In a decision that will warm the hearts of vendors everywhere, the Court of Appeals for Ohio’s Eighth Appellate District recently upheld the enforceability of personal guaranty language in a credit application. See Wholesale Builders Supply, Inc. v. Green-Source Development, L.L.C., et al., 2013-Ohio-5129. This decision also serves as a reminder to read before signing.

The form of credit application used by Wholesale Builders Supply, Inc. (“Wholesale”) with prospective customers included the following language:

BY SIGNING THIS AGREEMENT YOU ARE BOTH PERSONALLY AND CORPORATELY LIABLE FOR THE TOTAL OF YOUR PURCHASES BY YOU OR ANYONE DESIGNATED TO SIGN FOR YOUR PURCHASES ON YOUR ACCOUNT.

Defendant Green Building Technology, L.L.C. (“Green”), through its principal John A. Pumper (“Pumper”), executed one of Wholesale’s credit applications, and Green thereafter ordered and received goods from Wholesale, along with invoices from Wholesale.

After Green failed to pay some of the invoices, Wholesale predictably sued both Green and Pumper for the balance due. Wholesale prevailed on a motion for summary judgment that was supported by, among other things, the unsigned transcript of Pumper’s deposition in which he acknowledged signing the credit application and by an affidavit of the balance due from Wholesale’s credit manager.

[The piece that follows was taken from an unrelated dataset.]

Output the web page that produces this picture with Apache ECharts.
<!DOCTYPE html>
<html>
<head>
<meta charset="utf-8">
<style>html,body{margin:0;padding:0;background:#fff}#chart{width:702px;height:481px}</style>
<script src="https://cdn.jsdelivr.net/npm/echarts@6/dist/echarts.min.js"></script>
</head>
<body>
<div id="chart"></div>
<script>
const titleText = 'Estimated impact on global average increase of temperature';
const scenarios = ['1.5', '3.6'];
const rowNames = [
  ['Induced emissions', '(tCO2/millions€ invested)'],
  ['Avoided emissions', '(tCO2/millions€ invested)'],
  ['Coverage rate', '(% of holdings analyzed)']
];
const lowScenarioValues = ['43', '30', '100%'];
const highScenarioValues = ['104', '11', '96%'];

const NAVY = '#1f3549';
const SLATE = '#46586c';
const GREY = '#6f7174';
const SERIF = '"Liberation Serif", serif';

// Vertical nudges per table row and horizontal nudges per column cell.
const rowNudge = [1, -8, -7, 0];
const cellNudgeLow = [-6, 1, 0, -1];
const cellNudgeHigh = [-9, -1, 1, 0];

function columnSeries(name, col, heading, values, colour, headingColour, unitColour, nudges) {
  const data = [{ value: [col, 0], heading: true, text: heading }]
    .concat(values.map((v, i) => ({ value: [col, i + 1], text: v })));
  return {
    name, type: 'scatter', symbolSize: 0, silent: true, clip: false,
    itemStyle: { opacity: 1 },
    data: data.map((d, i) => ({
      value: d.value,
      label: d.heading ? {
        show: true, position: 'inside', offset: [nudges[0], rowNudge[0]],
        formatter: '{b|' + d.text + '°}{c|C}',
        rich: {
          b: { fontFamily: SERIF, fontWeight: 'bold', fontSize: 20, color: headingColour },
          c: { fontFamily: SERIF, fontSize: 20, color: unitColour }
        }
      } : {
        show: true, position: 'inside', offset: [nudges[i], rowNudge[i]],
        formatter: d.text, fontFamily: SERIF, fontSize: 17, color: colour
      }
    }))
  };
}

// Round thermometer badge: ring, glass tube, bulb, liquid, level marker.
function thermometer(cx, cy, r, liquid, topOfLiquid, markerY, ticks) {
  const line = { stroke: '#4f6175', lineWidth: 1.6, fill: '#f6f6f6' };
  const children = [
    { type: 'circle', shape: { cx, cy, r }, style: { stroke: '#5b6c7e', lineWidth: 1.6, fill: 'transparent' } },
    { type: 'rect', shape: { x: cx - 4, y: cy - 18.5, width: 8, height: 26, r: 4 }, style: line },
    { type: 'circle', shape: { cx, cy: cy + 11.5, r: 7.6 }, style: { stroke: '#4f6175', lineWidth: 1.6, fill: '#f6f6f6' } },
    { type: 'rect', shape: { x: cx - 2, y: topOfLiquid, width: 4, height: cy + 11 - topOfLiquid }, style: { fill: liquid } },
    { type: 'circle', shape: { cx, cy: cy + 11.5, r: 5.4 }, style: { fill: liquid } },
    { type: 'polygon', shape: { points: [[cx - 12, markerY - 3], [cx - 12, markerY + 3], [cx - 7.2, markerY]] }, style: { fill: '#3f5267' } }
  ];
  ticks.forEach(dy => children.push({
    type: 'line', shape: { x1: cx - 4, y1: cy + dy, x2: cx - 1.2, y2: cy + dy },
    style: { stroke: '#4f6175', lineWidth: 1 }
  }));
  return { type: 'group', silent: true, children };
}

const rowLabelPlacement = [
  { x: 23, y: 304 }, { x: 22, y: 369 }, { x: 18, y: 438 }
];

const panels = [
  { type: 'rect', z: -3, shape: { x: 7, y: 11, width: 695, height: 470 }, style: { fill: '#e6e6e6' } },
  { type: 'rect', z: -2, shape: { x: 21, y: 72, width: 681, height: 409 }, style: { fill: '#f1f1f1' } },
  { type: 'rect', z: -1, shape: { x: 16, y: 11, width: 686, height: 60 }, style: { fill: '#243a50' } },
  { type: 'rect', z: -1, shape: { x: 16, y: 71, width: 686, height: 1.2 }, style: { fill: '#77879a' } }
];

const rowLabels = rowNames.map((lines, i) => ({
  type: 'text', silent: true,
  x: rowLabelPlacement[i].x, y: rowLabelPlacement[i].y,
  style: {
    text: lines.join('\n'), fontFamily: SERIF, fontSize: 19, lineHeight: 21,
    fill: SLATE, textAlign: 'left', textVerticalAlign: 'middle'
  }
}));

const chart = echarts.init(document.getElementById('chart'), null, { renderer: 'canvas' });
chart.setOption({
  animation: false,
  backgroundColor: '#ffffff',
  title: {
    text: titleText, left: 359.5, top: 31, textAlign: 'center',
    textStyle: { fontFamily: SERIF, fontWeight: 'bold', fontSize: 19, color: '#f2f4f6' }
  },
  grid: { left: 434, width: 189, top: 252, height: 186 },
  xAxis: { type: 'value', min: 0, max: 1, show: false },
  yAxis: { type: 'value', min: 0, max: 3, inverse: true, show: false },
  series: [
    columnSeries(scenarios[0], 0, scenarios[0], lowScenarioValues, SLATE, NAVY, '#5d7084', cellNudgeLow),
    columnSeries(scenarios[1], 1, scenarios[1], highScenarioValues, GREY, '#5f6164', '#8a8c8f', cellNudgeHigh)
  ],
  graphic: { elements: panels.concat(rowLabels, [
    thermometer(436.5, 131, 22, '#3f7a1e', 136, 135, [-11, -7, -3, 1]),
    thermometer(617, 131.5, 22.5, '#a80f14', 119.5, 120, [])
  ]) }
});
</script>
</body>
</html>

Green and Pumper appealed. Their first assignment of error challenged the sufficiency under Civ.R. 56 of the kind of evidence that Wholesale used to support its summary judgment motion. The Court quickly dispatched appellants’ complaints that Pumper did not sign his deposition transcript and because Wholesale’s credit manager did not authenticate the documents referenced in her affidavit.

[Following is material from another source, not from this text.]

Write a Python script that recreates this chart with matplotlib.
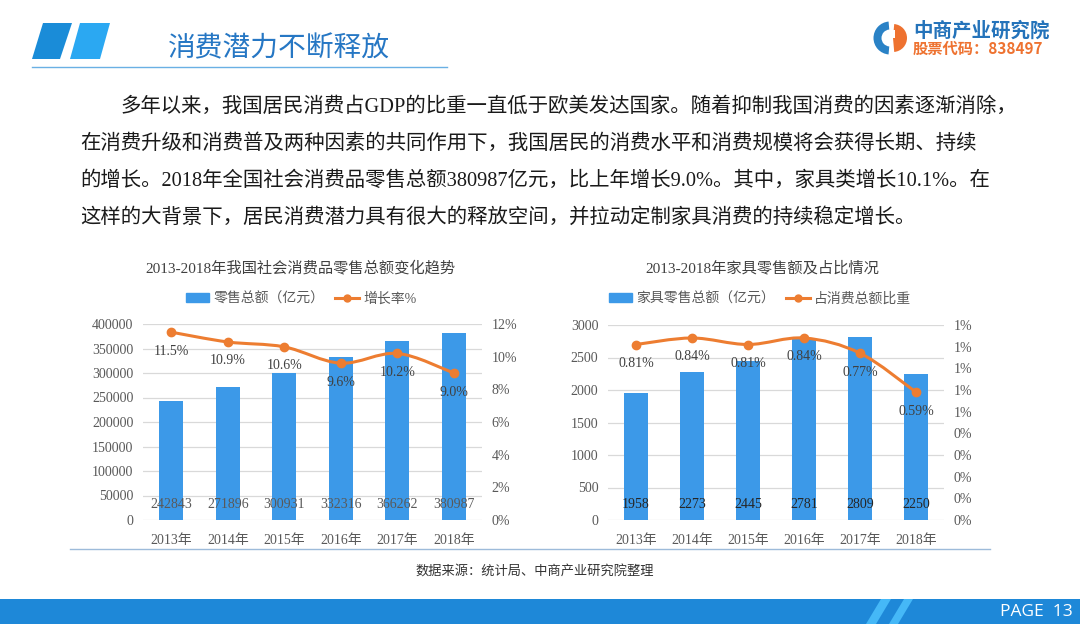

Green and Pumper’s second assignment of error involved the Pumper guaranty. The appellants asserted that (i) there was no evidence that Pumper was a guarantor of Green’s obligations to Wholesale and (ii) Pumper never agreed to be a guarantor. However, the Court of Appeals relied on Pumper’s deposition transcript in which he unequivocally admitted to signing the credit application, and rejected Pumper’s testimony that “[i]t’s a typical thing just sign the doggone form there because they want the credit app.”

The bottom line: failing to read what you sign, at least in the commercial context, is no excuse. Therefore, vendors, keep including guaranty language in your credit applications; purchasers, read before you sign.